Tomemos o exemplo do assunto maior, o que efectivamente tem que ser assumido como o primeiro interesse nacional se algum dia quisermos existir, a educação. Quantas notícias, quantos discursos, quantos deputados, disseram alguma coisa sobre educação no debate do último Orçamento do Estado?. Nada se ouviu de concreto, nenhuma proposta, nenhum compromisso, continuando a educação a ser um não tema na política nacional. No entanto, nos dias da discussão do Orçamento do Estado, corriam notícias, com menor destaque, evidentemente, de que milhares de alunos em centenas de escolas portuguesas continuavam sem professores, numa violação clara do que estipula a Constituição da República Portuguesa. A negação desse direito fundamental dos jovens cidadãos portugueses não parece incomodar ninguém na política nacional. O impacto que a falta de docentes terá certamente na formação da próxima geração passa ao lado da atenção de todos. Não há uma palavra de ninguém sobre esta maleita que nos custará muito, cívica e financeiramente e que é a razão de não nos conseguirmos afastar da cauda Europeia.
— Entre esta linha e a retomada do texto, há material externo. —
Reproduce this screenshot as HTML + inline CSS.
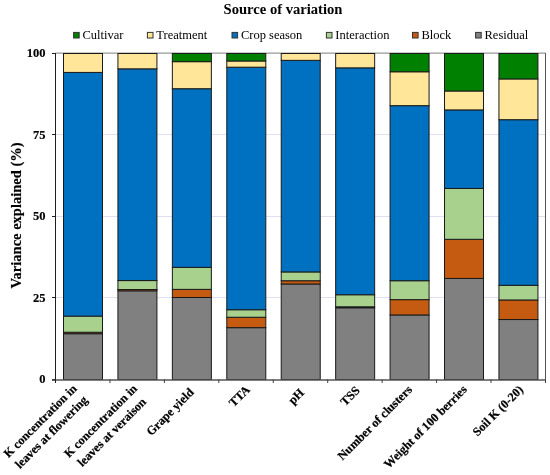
<!DOCTYPE html>
<html><head><meta charset="utf-8"><style>
html,body{margin:0;padding:0;background:#fff;}
body{width:550px;height:475px;overflow:hidden;}
svg{display:block;}
text{font-family:"Liberation Serif","Times New Roman",serif;fill:#000;}
.tk{font-size:12.5px;font-weight:bold;stroke:#000;stroke-width:0.15px;}
.yt{font-size:14.5px;font-weight:bold;stroke:#000;stroke-width:0.15px;}
.tt{font-size:14.6px;font-weight:bold;}
.lg{font-size:12.5px;}
.xl{font-size:12.2px;font-weight:bold;stroke:#000;stroke-width:0.2px;}
</style></head><body>
<svg width="550" height="475" viewBox="0 0 550 475">
<rect width="550" height="475" fill="#fff"/>
<line x1="56" x2="545" y1="297.50" y2="297.50" stroke="#DCE0F0" stroke-width="1"/>
<line x1="56" x2="545" y1="216.50" y2="216.50" stroke="#DCE0F0" stroke-width="1"/>
<line x1="56" x2="545" y1="134.50" y2="134.50" stroke="#DCE0F0" stroke-width="1"/>
<line x1="55.5" x2="545.5" y1="53.1" y2="53.1" stroke="#7F7F7F" stroke-width="1"/>
<line x1="545.5" x2="545.5" y1="53" y2="383" stroke="#555" stroke-width="1"/>
<rect x="63.50" y="333.70" width="39.00" height="45.80" fill="#808080" stroke="#1a1a1a" stroke-width="1"/>
<rect x="63.50" y="332.23" width="39.00" height="1.47" fill="#C55A11" stroke="#1a1a1a" stroke-width="1"/>
<rect x="63.50" y="316.09" width="39.00" height="16.14" fill="#A9D18E" stroke="#1a1a1a" stroke-width="1"/>
<rect x="63.50" y="72.41" width="39.00" height="243.69" fill="#0070C0" stroke="#1a1a1a" stroke-width="1"/>
<rect x="63.50" y="53.50" width="39.00" height="18.91" fill="#FFE699" stroke="#1a1a1a" stroke-width="1"/>
<rect x="117.93" y="290.83" width="39.00" height="88.67" fill="#808080" stroke="#1a1a1a" stroke-width="1"/>
<rect x="117.93" y="289.52" width="39.00" height="1.30" fill="#C55A11" stroke="#1a1a1a" stroke-width="1"/>
<rect x="117.93" y="280.56" width="39.00" height="8.97" fill="#A9D18E" stroke="#1a1a1a" stroke-width="1"/>
<rect x="117.93" y="68.82" width="39.00" height="211.74" fill="#0070C0" stroke="#1a1a1a" stroke-width="1"/>
<rect x="117.93" y="53.50" width="39.00" height="15.32" fill="#FFE699" stroke="#1a1a1a" stroke-width="1"/>
<rect x="172.36" y="297.51" width="39.00" height="81.99" fill="#808080" stroke="#1a1a1a" stroke-width="1"/>
<rect x="172.36" y="289.36" width="39.00" height="8.15" fill="#C55A11" stroke="#1a1a1a" stroke-width="1"/>
<rect x="172.36" y="267.36" width="39.00" height="22.00" fill="#A9D18E" stroke="#1a1a1a" stroke-width="1"/>
<rect x="172.36" y="88.71" width="39.00" height="178.65" fill="#0070C0" stroke="#1a1a1a" stroke-width="1"/>
<rect x="172.36" y="61.65" width="39.00" height="27.06" fill="#FFE699" stroke="#1a1a1a" stroke-width="1"/>
<rect x="172.36" y="53.50" width="39.00" height="8.15" fill="#008000" stroke="#1a1a1a" stroke-width="1"/>
<rect x="226.79" y="327.67" width="39.00" height="51.83" fill="#808080" stroke="#1a1a1a" stroke-width="1"/>
<rect x="226.79" y="317.23" width="39.00" height="10.43" fill="#C55A11" stroke="#1a1a1a" stroke-width="1"/>
<rect x="226.79" y="309.74" width="39.00" height="7.50" fill="#A9D18E" stroke="#1a1a1a" stroke-width="1"/>
<rect x="226.79" y="67.19" width="39.00" height="242.54" fill="#0070C0" stroke="#1a1a1a" stroke-width="1"/>
<rect x="226.79" y="61.00" width="39.00" height="6.19" fill="#FFE699" stroke="#1a1a1a" stroke-width="1"/>
<rect x="226.79" y="53.50" width="39.00" height="7.50" fill="#008000" stroke="#1a1a1a" stroke-width="1"/>
<rect x="281.22" y="283.98" width="39.00" height="95.52" fill="#808080" stroke="#1a1a1a" stroke-width="1"/>
<rect x="281.22" y="280.72" width="39.00" height="3.26" fill="#C55A11" stroke="#1a1a1a" stroke-width="1"/>
<rect x="281.22" y="271.92" width="39.00" height="8.80" fill="#A9D18E" stroke="#1a1a1a" stroke-width="1"/>
<rect x="281.22" y="60.35" width="39.00" height="211.57" fill="#0070C0" stroke="#1a1a1a" stroke-width="1"/>
<rect x="281.22" y="53.50" width="39.00" height="6.85" fill="#FFE699" stroke="#1a1a1a" stroke-width="1"/>
<rect x="335.65" y="307.78" width="39.00" height="71.72" fill="#808080" stroke="#1a1a1a" stroke-width="1"/>
<rect x="335.65" y="306.80" width="39.00" height="0.98" fill="#C55A11" stroke="#1a1a1a" stroke-width="1"/>
<rect x="335.65" y="294.74" width="39.00" height="12.06" fill="#A9D18E" stroke="#1a1a1a" stroke-width="1"/>
<rect x="335.65" y="67.84" width="39.00" height="226.90" fill="#0070C0" stroke="#1a1a1a" stroke-width="1"/>
<rect x="335.65" y="53.50" width="39.00" height="14.34" fill="#FFE699" stroke="#1a1a1a" stroke-width="1"/>
<rect x="390.08" y="314.95" width="39.00" height="64.55" fill="#808080" stroke="#1a1a1a" stroke-width="1"/>
<rect x="390.08" y="299.63" width="39.00" height="15.32" fill="#C55A11" stroke="#1a1a1a" stroke-width="1"/>
<rect x="390.08" y="280.72" width="39.00" height="18.91" fill="#A9D18E" stroke="#1a1a1a" stroke-width="1"/>
<rect x="390.08" y="105.66" width="39.00" height="175.06" fill="#0070C0" stroke="#1a1a1a" stroke-width="1"/>
<rect x="390.08" y="71.76" width="39.00" height="33.90" fill="#FFE699" stroke="#1a1a1a" stroke-width="1"/>
<rect x="390.08" y="53.50" width="39.00" height="18.26" fill="#008000" stroke="#1a1a1a" stroke-width="1"/>
<rect x="444.51" y="278.44" width="39.00" height="101.06" fill="#808080" stroke="#1a1a1a" stroke-width="1"/>
<rect x="444.51" y="239.32" width="39.00" height="39.12" fill="#C55A11" stroke="#1a1a1a" stroke-width="1"/>
<rect x="444.51" y="188.46" width="39.00" height="50.86" fill="#A9D18E" stroke="#1a1a1a" stroke-width="1"/>
<rect x="444.51" y="109.90" width="39.00" height="78.57" fill="#0070C0" stroke="#1a1a1a" stroke-width="1"/>
<rect x="444.51" y="90.99" width="39.00" height="18.91" fill="#FFE699" stroke="#1a1a1a" stroke-width="1"/>
<rect x="444.51" y="53.50" width="39.00" height="37.49" fill="#008000" stroke="#1a1a1a" stroke-width="1"/>
<rect x="498.94" y="319.52" width="39.00" height="59.98" fill="#808080" stroke="#1a1a1a" stroke-width="1"/>
<rect x="498.94" y="299.96" width="39.00" height="19.56" fill="#C55A11" stroke="#1a1a1a" stroke-width="1"/>
<rect x="498.94" y="285.29" width="39.00" height="14.67" fill="#A9D18E" stroke="#1a1a1a" stroke-width="1"/>
<rect x="498.94" y="119.68" width="39.00" height="165.61" fill="#0070C0" stroke="#1a1a1a" stroke-width="1"/>
<rect x="498.94" y="78.93" width="39.00" height="40.75" fill="#FFE699" stroke="#1a1a1a" stroke-width="1"/>
<rect x="498.94" y="53.50" width="39.00" height="25.43" fill="#008000" stroke="#1a1a1a" stroke-width="1"/>
<line x1="52" x2="545.5" y1="380" y2="380" stroke="#555" stroke-width="1.5"/>
<line x1="109.94" x2="109.94" y1="379.50" y2="383" stroke="#404040" stroke-width="1"/>
<line x1="164.38" x2="164.38" y1="379.50" y2="383" stroke="#404040" stroke-width="1"/>
<line x1="218.82" x2="218.82" y1="379.50" y2="383" stroke="#404040" stroke-width="1"/>
<line x1="273.26" x2="273.26" y1="379.50" y2="383" stroke="#404040" stroke-width="1"/>
<line x1="327.70" x2="327.70" y1="379.50" y2="383" stroke="#404040" stroke-width="1"/>
<line x1="382.14" x2="382.14" y1="379.50" y2="383" stroke="#404040" stroke-width="1"/>
<line x1="436.58" x2="436.58" y1="379.50" y2="383" stroke="#404040" stroke-width="1"/>
<line x1="491.02" x2="491.02" y1="379.50" y2="383" stroke="#404040" stroke-width="1"/>
<line x1="545.46" x2="545.46" y1="379.50" y2="383" stroke="#404040" stroke-width="1"/>
<line x1="55.5" x2="55.5" y1="53.00" y2="383" stroke="#202020" stroke-width="1"/>
<line x1="52" x2="55.5" y1="379.80" y2="379.80" stroke="#202020" stroke-width="1"/>
<text x="45.4" y="383.40" text-anchor="end" class="tk">0</text>
<line x1="52" x2="55.5" y1="297.50" y2="297.50" stroke="#202020" stroke-width="1"/>
<text x="45.4" y="301.90" text-anchor="end" class="tk">25</text>
<line x1="52" x2="55.5" y1="216.50" y2="216.50" stroke="#202020" stroke-width="1"/>
<text x="45.4" y="220.40" text-anchor="end" class="tk">50</text>
<line x1="52" x2="55.5" y1="134.50" y2="134.50" stroke="#202020" stroke-width="1"/>
<text x="45.4" y="138.90" text-anchor="end" class="tk">75</text>
<line x1="52" x2="55.5" y1="53.50" y2="53.50" stroke="#202020" stroke-width="1"/>
<text x="45.4" y="56.80" text-anchor="end" class="tk">100</text>
<text transform="translate(21.4,215.5) rotate(-90)" text-anchor="middle" class="yt">Variance explained (%)</text>
<text x="283" y="14.1" text-anchor="middle" class="tt">Source of variation</text>
<rect x="73.60" y="32.4" width="5.6" height="5.6" fill="#008000" stroke="#333" stroke-width="1"/>
<text x="82.50" y="39.2" class="lg">Cultivar</text>
<rect x="147.40" y="32.4" width="5.6" height="5.6" fill="#FFE699" stroke="#333" stroke-width="1"/>
<text x="156.30" y="39.2" class="lg">Treatment</text>
<rect x="232.00" y="32.4" width="5.6" height="5.6" fill="#0070C0" stroke="#333" stroke-width="1"/>
<text x="240.90" y="39.2" class="lg">Crop season</text>
<rect x="326.40" y="32.4" width="5.6" height="5.6" fill="#A9D18E" stroke="#333" stroke-width="1"/>
<text x="335.30" y="39.2" class="lg">Interaction</text>
<rect x="412.50" y="32.4" width="5.6" height="5.6" fill="#C55A11" stroke="#333" stroke-width="1"/>
<text x="421.40" y="39.2" class="lg">Block</text>
<rect x="475.60" y="32.4" width="5.6" height="5.6" fill="#808080" stroke="#333" stroke-width="1"/>
<text x="484.50" y="39.2" class="lg">Residual</text>
<text transform="translate(43.00,423.80) rotate(-45)" text-anchor="middle" class="xl">K concentration in</text>
<text transform="translate(54.17,434.98) rotate(-45)" text-anchor="middle" class="xl">leaves at flowering</text>
<text transform="translate(103.41,423.80) rotate(-45)" text-anchor="middle" class="xl">K concentration in</text>
<text transform="translate(114.58,434.98) rotate(-45)" text-anchor="middle" class="xl">leaves at veraison</text>
<text transform="translate(172.84,414.68) rotate(-45)" text-anchor="middle" class="xl">Grape yield</text>
<text transform="translate(242.29,398.95) rotate(-45)" text-anchor="middle" class="xl">TTA</text>
<text transform="translate(298.89,399.25) rotate(-45)" text-anchor="middle" class="xl">pH</text>
<text transform="translate(352.88,398.87) rotate(-45)" text-anchor="middle" class="xl">TSS</text>
<text transform="translate(377.72,425.54) rotate(-45)" text-anchor="middle" class="xl">Number of clusters</text>
<text transform="translate(428.16,429.61) rotate(-45)" text-anchor="middle" class="xl">Weight of 100 berries</text>
<text transform="translate(500.74,413.64) rotate(-45)" text-anchor="middle" class="xl">Soil K (0-20)</text>
</svg>
</body></html>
Residualmente, a interpretação para a falta de docentes é que dar aulas é pouco atractivo, esquecendo que o problema reside, em muito, na gestão do sector, que obriga a quem ganha pouco mais de mil Euros a ter que se deslocar para cidades onde o salário se esgota na rendas das casa ou que, mesmo para os que conseguem sobreviver, e investem anos nas suas carreiras, na sua formação contínua, nos equipamentos que não lhes são proporcionados, ao fim de 25 anos de carreira continuam com salários de mera sobrevivência. Se há algo que se quer de um Orçamento do Estado, é que sirva para acudir às matérias em que o Estado tem a suprema responsabilidade. Escolas sem aquecimento, com água da chuva nas salas de aula, com amianto nas suas coberturas, tantos anos depois, sem internet, sem docentes e sem recursos humanos, deveriam ser tema obrigatório e prioritário em qualquer Orçamento do Estado e isso, uma vez mais, não aconteceu.